One of the cutting edge aircraft of the late 1930s, The Hawker Hurricane was the first British monoplane with semi-monocoque construction (All the structural strength was carried internally. That means no external bracing wires.), retractable landing gear and fully enclosed cockpit.
After the jump, we’ll discuss this key British fighter from the very start of World War II.
Its hard to overstate the importance of this aircraft to the combat effort of Great Britain in the first years of the war. The Spitfire will always be better known, it was the next step of the technology, it was the plane that could face the Luftwaffe’s best on equal terms. But the Spitfire was so cutting edge, British industry struggled to mass produce the type. The Hurricane’s greatest strength may have been that it was slightly less state of the art. The rear fuselage and control surfaces were traditional fabric on frame construction, and the shapes were simpler, with more strait lines. This made construction and repair easier using an existing skilled workforce.
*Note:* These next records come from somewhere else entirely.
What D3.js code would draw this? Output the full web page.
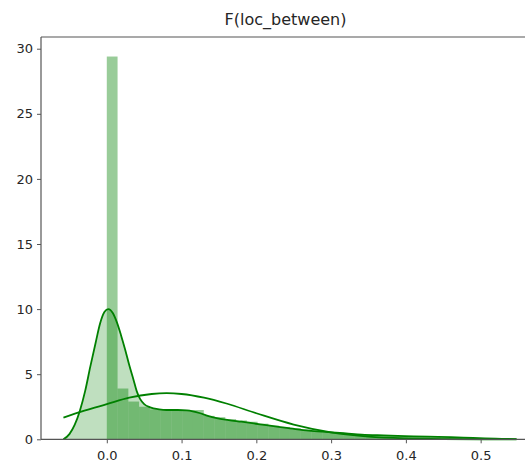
<!DOCTYPE html>
<html><head><meta charset="utf-8">
<script src="https://cdn.jsdelivr.net/npm/d3@7"></script>
<style>body{margin:0;background:#fff}svg{display:block}text{font-family:"DejaVu Sans",sans-serif}</style>
</head><body><svg id="c" width="525" height="463"></svg>
<script>
const title = "F(loc_between)";
const xTicks = [0.0, 0.1, 0.2, 0.3, 0.4, 0.5];
const yTicks = [0, 5, 10, 15, 20, 25, 30];
const binStart = 0.0, binWidth = 0.01441;
const histHeights = [29.4, 3.9, 2.9, 2.5, 2.3, 2.25, 2.25, 2.25, 2.25, 1.8, 1.7, 1.55, 1.45, 1.35, 1.2, 1.05, 0.95, 0.85, 0.75, 0.65, 0.55, 0.5, 0.42, 0.38, 0.33, 0.3, 0.27, 0.24, 0.2, 0.18, 0.15, 0.12, 0.09, 0.06];
const kdeX = [-0.058,-0.05,-0.043,-0.036,-0.029,-0.022,-0.015,-0.009,-0.003,0.002,0.008,0.0134,0.019,0.0245,0.03,0.0356,0.04,0.0445,0.05,0.058,0.07,0.08,0.095,0.107,0.115,0.125,0.135,0.147,0.163,0.18,0.205,0.23,0.252,0.27,0.296,0.32,0.341,0.37,0.399,0.43,0.46,0.49,0.52,0.548];
const kdeY = [0,0.4,1.1,2.2,3.7,5.6,7.4,8.9,9.8,10.0,9.7,9.0,8.0,6.9,5.7,4.6,3.7,3.1,2.7,2.45,2.3,2.25,2.25,2.22,2.15,2.0,1.8,1.62,1.48,1.35,1.15,0.95,0.78,0.66,0.55,0.45,0.36,0.3,0.25,0.2,0.16,0.1,0.05,0.01];
const fitX = [-0.058,-0.03,0.0,0.03,0.06,0.08,0.1,0.13,0.16,0.2,0.25,0.3,0.35,0.4,0.45,0.5,0.548];
const fitY = [1.67,2.2,2.7,3.2,3.48,3.54,3.48,3.2,2.75,2.0,1.13,0.53,0.2,0.063,0.016,0.003,0.0];

const svg = d3.select("#c");
const L = 41, R = 530, T = 37, B = 439.3;
const x = d3.scaleLinear().domain([-0.088, 0.566]).range([L, R]);
const y = d3.scaleLinear().domain([0, 30.9]).range([B, T]);
const green = "#008000";

// histogram
svg.append("g").selectAll("rect").data(histHeights).join("rect")
  .attr("x", (d,i) => x(binStart + i*binWidth))
  .attr("width", (d,i) => x(binStart + (i+1)*binWidth) - x(binStart + i*binWidth))
  .attr("y", d => y(d))
  .attr("height", d => y(0) - y(d))
  .attr("fill", green).attr("fill-opacity", 0.4);

const kde = kdeX.map((v,i) => [v, kdeY[i]]);
const fit = fitX.map((v,i) => [v, fitY[i]]);
svg.append("path").datum(kde)
  .attr("d", d3.area().x(d => x(d[0])).y0(y(0)).y1(d => y(d[1])).curve(d3.curveMonotoneX))
  .attr("fill", green).attr("fill-opacity", 0.25);
const line = d3.line().x(d => x(d[0])).y(d => y(d[1])).curve(d3.curveMonotoneX);
svg.append("path").datum(kde).attr("d", line).attr("fill","none").attr("stroke", green).attr("stroke-width", 1.8);
svg.append("path").datum(fit).attr("d", line).attr("fill","none").attr("stroke", green).attr("stroke-width", 1.8);

// axes
const xa = svg.append("g").attr("transform", `translate(0,${B})`)
  .call(d3.axisBottom(x).tickValues(xTicks).tickFormat(d3.format(".1f")).tickSizeOuter(0).tickSize(4));
const ya = svg.append("g").attr("transform", `translate(${L},0)`)
  .call(d3.axisLeft(y).tickValues(yTicks).tickFormat(d3.format("d")).tickSizeOuter(0).tickSize(4));
[xa, ya].forEach(g => {
  g.select(".domain").remove();
  g.selectAll(".tick line").attr("stroke", "#555").attr("stroke-width", 1);
  g.selectAll(".tick text").attr("fill", "#262626").attr("font-size", 13).attr("font-family", "DejaVu Sans");
});
xa.selectAll(".tick text").attr("dy", "1.05em");
ya.selectAll(".tick text").attr("x", -8);

// spines
svg.append("line").attr("x1", L).attr("x2", L).attr("y1", T).attr("y2", B).attr("stroke", "#555").attr("stroke-width", 1.2);
svg.append("line").attr("x1", L).attr("x2", 525).attr("y1", B).attr("y2", B).attr("stroke", "#555").attr("stroke-width", 1.2);
svg.append("line").attr("x1", L).attr("x2", 525).attr("y1", T).attr("y2", T).attr("stroke", "#555").attr("stroke-width", 1.2);

svg.append("text").attr("x", (L+R)/2).attr("y", 25).attr("text-anchor", "middle")
  .attr("font-size", 16).attr("fill", "#262626").text(title);
</script></body></html>
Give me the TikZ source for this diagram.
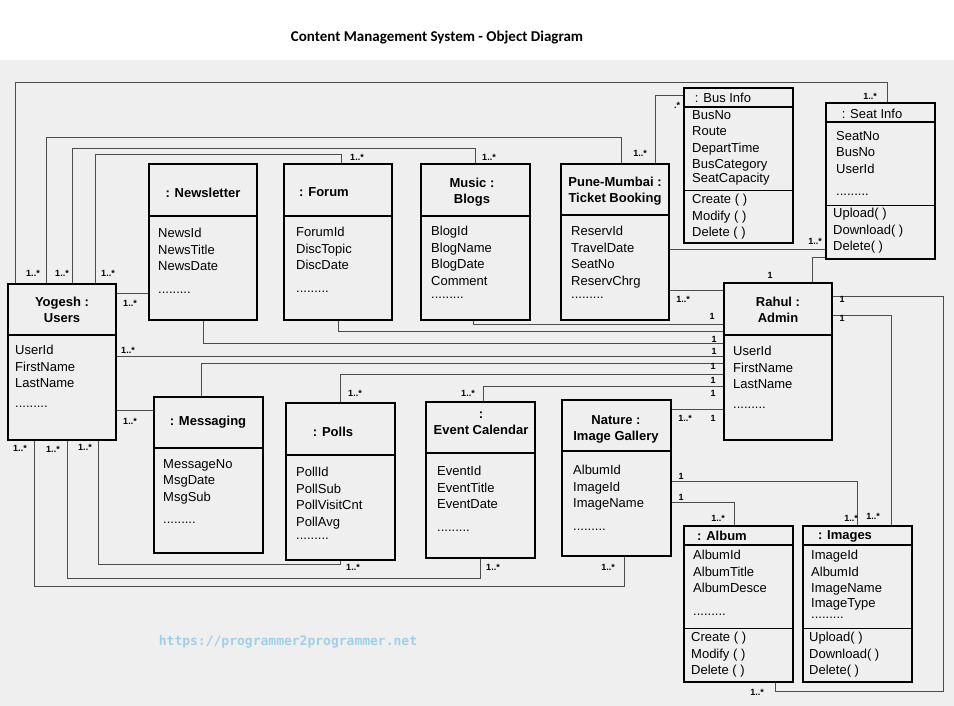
\documentclass[tikz,border=0pt]{standalone}
\usepackage{fontspec}
\setmainfont{Liberation Sans}
\newfontfamily\titlefont{Carlito}
\newfontfamily\urlfont{DejaVu Sans Mono}
\usetikzlibrary{positioning,fit,calc}
\definecolor{bg}{HTML}{EFEFEF}
\definecolor{wm}{HTML}{9FD0E8}
\tikzset{
  box/.style={draw,line width=2.2pt,inner sep=0pt,fit={#1}},
  hd/.style={font=\fontsize{13}{16}\selectfont\bfseries,align=center},
  att/.style={anchor=north west,inner sep=0pt,align=left,font=\fontsize{13}{16.5}\selectfont},
  mul/.style={font=\fontsize{9}{10}\selectfont\bfseries,inner sep=0pt},
  con/.style={line width=0.9pt,draw=black!70},
}
\newcommand{\divline}[3][1.8pt]{\draw[line width=#1] ([yshift=-#3]#2.north west) -- ([yshift=-#3]#2.north east);}
\begin{document}
\begin{tikzpicture}[x=1pt,y=-1pt]
      \useasboundingbox (0,0) rectangle (954,706);
      \fill[bg] (0,60) rectangle (954,706);
      \node at (437,38) (title) {\titlefont\fontsize{15}{18}\selectfont\bfseries Content Management System - Object Diagram};
      \node at (288,642) (url) {\urlfont\fontsize{13}{15}\selectfont\bfseries\color{wm}https://programmer2programmer.net};

      % boxes
      \node[box={(8,284)(116,440)}] (users) {};
      \node[box={(149,164)(257,320)}] (news) {};
      \node[box={(284,164)(392,320)}] (forum) {};
      \node[box={(421,164)(530,320)}] (blogs) {};
      \node[box={(561,164)(669,320)}] (ticket) {};
      \node[box={(684,88)(793,243)}] (bus) {};
      \node[box={(826,103)(935,259)}] (seat) {};
      \node[box={(724,283)(832,440)}] (admin) {};
      \node[box={(154,397)(263,553)}] (msg) {};
      \node[box={(286,403)(395,560)}] (polls) {};
      \node[box={(426,402)(535,558)}] (event) {};
      \node[box={(562,400)(671,556)}] (gallery) {};
      \node[box={(684,526)(793,682)}] (album) {};
      \node[box={(803,526)(912,682)}] (images) {};
      \divline{users}{52} \divline{news}{53} \divline{forum}{53} \divline{blogs}{53}
      \divline{ticket}{52} \divline{bus}{20} \divline[1pt]{bus}{104} \divline{seat}{20}
      \divline[1pt]{seat}{104} \divline{admin}{53} \divline{msg}{52} \divline{polls}{53}
      \divline{event}{52} \divline{gallery}{52} \divline{album}{20} \divline[1pt]{album}{104}
      \divline{images}{20} \divline[1pt]{images}{104}

      % headers
      \node[hd] at (62,310) (usersH) {Yogesh :\\Users};
      \node[hd] at (203,193) (newsH) {: Newsletter};
      \node[hd] at (324,192) (forumH) {: Forum};
      \node[hd] at (472,192) (blogsH) {Music :\\Blogs};
      \node[hd] at (615,191) (ticketH) {Pune-Mumbai :\\Ticket Booking};
      \node[hd,font=\fontsize{13}{16}\selectfont] at (723,98) (busH) {: Bus Info};
      \node[hd,font=\fontsize{13}{16}\selectfont] at (872,114) (seatH) {: Seat Info};
      \node[hd] at (778,310) (adminH) {Rahul :\\Admin};
      \node[hd] at (208,422) (msgH) {: Messaging};
      \node[hd] at (333,432) (pollsH) {: Polls};
      \node[hd] at (481,423) (eventH) {:\\Event Calendar};
      \node[hd] at (616,429) (galleryH) {Nature :\\Image Gallery};
      \node[hd] at (722,536) (albumH) {: Album};
      \node[hd] at (845,536) (imagesH) {: Images};

      % attributes
      \node[att] at (15,345) (usersA) {UserId\\FirstName\\LastName\\[3pt].........};
      \node[att] at (158,228) (newsA) {NewsId\\NewsTitle\\NewsDate\\[6pt].........};
      \node[att] at (296,227) (forumA) {ForumId\\DiscTopic\\DiscDate\\[6pt].........};
      \node[att] at (431,226) (blogsA) {BlogId\\BlogName\\BlogDate\\Comment\\[-3pt].........};
      \node[att] at (571,226) (ticketA) {ReservId\\TravelDate\\SeatNo\\ReservChrg\\[-3pt].........};
      \node[att] at (692,110) (busA) {BusNo\\Route\\DepartTime\\BusCategory\\[-3pt]SeatCapacity};
      \node[att] at (692,194) (busM) {Create ( )\\Modify ( )\\Delete ( )};
      \node[att] at (836,131) (seatA) {SeatNo\\BusNo\\UserId\\[6pt].........};
      \node[att] at (833,208) (seatM) {Upload( )\\Download( )\\Delete( )};
      \node[att] at (733,346) (adminA) {UserId\\FirstName\\LastName\\[3pt].........};
      \node[att] at (163,459) (msgA) {MessageNo\\MsgDate\\MsgSub\\[6pt].........};
      \node[att] at (296,467) (pollsA) {PollId\\PollSub\\PollVisitCnt\\PollAvg\\[-3pt].........};
      \node[att] at (437,466) (eventA) {EventId\\EventTitle\\EventDate\\[6pt].........};
      \node[att] at (573,465) (galleryA) {AlbumId\\ImageId\\ImageName\\[6pt].........};
      \node[att] at (693,550) (albumA) {AlbumId\\AlbumTitle\\AlbumDesce\\[6pt].........};
      \node[att] at (691,632) (albumM) {Create ( )\\Modify ( )\\Delete ( )};
      \node[att] at (811,550) (imagesA) {ImageId\\AlbumId\\ImageName\\[-2pt]ImageType\\[-5pt].........};
      \node[att] at (809,632) (imagesM) {Upload( )\\Download( )\\Delete( )};

      % connectors
      \draw[con] ([xshift=9]users.north west) -- ++(0,-200) -| ([xshift=63]seat.north west);
      \draw[con] ([xshift=40]users.north west) -- ++(0,-145) -| ([xshift=62]ticket.north west);
      \draw[con] ([xshift=66]users.north west) -- ++(0,-134) -| ([xshift=56]blogs.north west);
      \draw[con] ([xshift=89]users.north west) -- ++(0,-128) -| ([xshift=59]forum.north west);
      \draw[con] ([yshift=-11]users.north east) coordinate (u1) -- (u1 -| news.west);
      \draw[con] ([yshift=-74]users.north east) coordinate (u2) -- (u2 -| admin.west);
      \draw[con] ([yshift=-128]users.north east) coordinate (u3) -- (u3 -| msg.west);
      \draw[con] (news.south) |- ([yshift=-62]admin.north west);
      \draw[con] (forum.south) |- ([yshift=-50]admin.north west);
      \draw[con] ([xshift=54]blogs.south west) |- ([yshift=-43]admin.north west);
      \draw[con] ([yshift=-128]ticket.north east) coordinate (t1) -- (t1 -| admin.west);
      \draw[con] ([yshift=-87]ticket.north east) coordinate (t2) -- (t2 -| seat.west);
      \draw[con] ([xshift=96]ticket.north west) |- ([yshift=-9]bus.north west);
      \draw[con] ([xshift=49]msg.north west) |- ([yshift=-82]admin.north west);
      \draw[con] ([xshift=56]polls.north west) |- ([yshift=-93]admin.north west);
      \draw[con] ([xshift=59]event.north west) |- ([yshift=-105]admin.north west);
      \draw[con] ([yshift=-11]gallery.north east) coordinate (g1) -- (g1 -| admin.west);
      \draw[con] ([xshift=28]users.south west) -- ++(0,145) -| ([xshift=64]gallery.south west);
      \draw[con] ([xshift=61]users.south west) -- ++(0,137) -| ([xshift=56]event.south west);
      \draw[con] ([xshift=92]users.south west) -- ++(0,123) -| ([xshift=56]polls.south west);
      \draw[con] ([yshift=3]seat.south west) -| ([xshift=90]admin.north west);
      \draw[con] ([yshift=-15]admin.north east) -- ++(110,0) -- ++(0,395) -| ([xshift=93]album.south west);
      \draw[con] ([yshift=-34]admin.north east) -| ([xshift=90]images.north west);
      \draw[con] ([yshift=-83]gallery.north east) -| ([xshift=56]images.north west);
      \draw[con] ([yshift=-104]gallery.north east) -| ([xshift=52]album.north west);

      % multiplicities
      \foreach \p in {(33,273),(62,273),(108,273),(870,96),(640,153),(489,157),(357,157),
        (130,303),(128,350),(130,421),(20,448),(53,449),(85,447),(353,567),(493,567),
        (608,567),(815,241),(683,299),(685,418),(757,692),(873,516),(851,518),(718,518),
        (468,393),(355,393)}
        \node[mul] at \p {1..*};
      \node[mul] at (677,105) (busM1) {.*};
      \foreach \p in {(770,275),(712,316),(714,339),(714,351),(713,366),(713,380),(713,393),
        (713,418),(842,299),(842,318),(681,476),(681,497)}
        \node[mul] at \p {1};
    \end{tikzpicture}
\end{document}
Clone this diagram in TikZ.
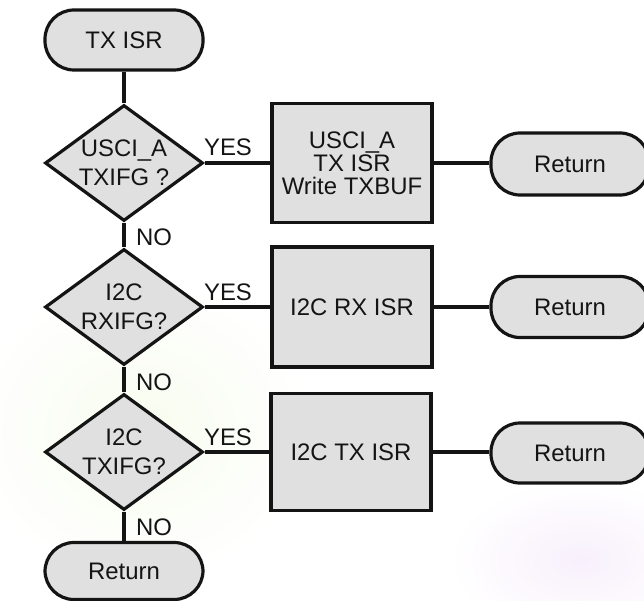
\documentclass[tikz,border=0pt]{standalone}
\usepackage{fontspec}
\setmainfont{Liberation Sans}
\usetikzlibrary{shapes.geometric}
\definecolor{boxfill}{RGB}{224,224,224}
\definecolor{ink}{RGB}{20,20,20}
\definecolor{greenhaze}{RGB}{247,252,238}
\definecolor{lilachaze}{RGB}{248,240,252}
\begin{document}
\begin{tikzpicture}[x=1bp,y=-1bp,
  every node/.style={font=\fontsize{24}{23}\selectfont, text=ink},
  shapebase/.style={draw=ink, line width=3.2bp, fill=boxfill, inner sep=0pt},
  terminal/.style={shapebase, rectangle, rounded corners=29bp,
    minimum width=158bp, minimum height=60bp},
  decision/.style={shapebase, diamond, minimum width=158bp, minimum height=116bp},
  question/.style={align=center, inner sep=0pt, font=\fontsize{24}{29}\selectfont},
  process/.style={shapebase, rectangle, minimum width=160bp, minimum height=119bp,
    align=center},
  link/.style={draw=ink, line width=3.2bp},
  answer/.style={inner sep=0pt}]
\useasboundingbox (0,0) rectangle (644,601);
\clip (0,0) rectangle (644,601);

% faint, soft background tints
\shade[inner color=greenhaze, outer color=white]
  (140,430) ellipse [x radius=170bp, y radius=150bp];
\shade[inner color=lilachaze, outer color=white]
  (580,560) ellipse [x radius=130bp, y radius=80bp];

% main column
\node[terminal] (start) at (124,40) {TX ISR};
\node[decision] (d1) at (124,163) {};
\node[decision] (d2) at (124,307) {};
\node[decision] (d3) at (124,452) {};
\node[terminal, minimum height=57bp] (stop) at (124,571) {Return};

% questions inside the decisions
\node[question] (q1) at (d1) {USCI\_A\\TXIFG ?};
\node[question] (q2) at (d2) {I2C\\RXIFG?};
\node[question] (q3) at (d3) {I2C\\TXIFG?};

% handlers
\node[process] (p1) at (352,163) {USCI\_A\\TX ISR\\Write TXBUF};
\node[process, minimum height=120bp] (p2) at (352,307) {I2C RX ISR};
\node[process, minimum height=117bp] (p3) at (351,452) {I2C TX ISR};

% returns on the right
\node[terminal, minimum height=62bp] (r1) at (570,164) {Return};
\node[terminal, minimum height=61bp] (r2) at (570,307) {Return};
\node[terminal, minimum height=60bp] (r3) at (570,453) {Return};

% connectors
\draw[link] (start) -- (d1);
\draw[link] (d1) -- (d2);
\draw[link] (d2) -- (d3);
\draw[link] (d3) -- (stop);
\draw[link] (d1) -- (p1);
\draw[link] (d2) -- (p2);
\draw[link] (d3) -- (p3);
\draw[link] (p1.east) -- (p1.east -| r1.west);
\draw[link] (p2) -- (r2);
\draw[link] (p3.east) -- (p3.east -| r3.west);

% branch labels
\node[answer] (y1) at (228,147) {YES};
\node[answer] (y2) at (228,292) {YES};
\node[answer] (y3) at (228,437) {YES};
\node[answer, anchor=west] (n1) at (136,237) {NO};
\node[answer, anchor=west] (n2) at (136,382) {NO};
\node[answer, anchor=west] (n3) at (136,527) {NO};
\end{tikzpicture}
\end{document}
This translated into far more Hurricanes being available to face German expansion. In the first months of the war, Spitfires were hoarded at home, while Hurricanes deployed into combat. When the rest of Europe had fallen, and Britain stood alone against Nazism in that Summer of 1940, Hurricanes still made up almost 70% of British Fighter Command. In the Battle of Britain, Hurricanes would go after German Bombers while Spitfires went after the fighter cover. This proved to be a highly effective division of labor, the faster Spitfires against the faster Messerschmitts; while the Hurricanes, with their hardier construction and more stable gunnery were well suited for braving the defensive fire of a bomber formation and getting more shots into a big fat target. In the end, Hurricanes would account for almost 60% of all RAF kills in that battle. Hurricanes remained an important, if diminishing, part of British air power around the globe until 1943.
This particular subject was flown by Squadron Leader Robert Stanford Tuck of 257 Squadron. He started the war as a Spitfire pilot, but transferred to take command of 257 squadron at the height of the Battle of Britain. He would become one of the top aces of that battle, and one of the top Hurricane aces of the war, before transferring back to Spitfires. In 1942 he was shot down on a fighter sweep over France, and finished out the war as a guest of the Luftwaffe. I highly recommend his biography “Fly For Your Life” by Larry Forrester.
This is from the Hasegawa kit, with Aeromaster decals.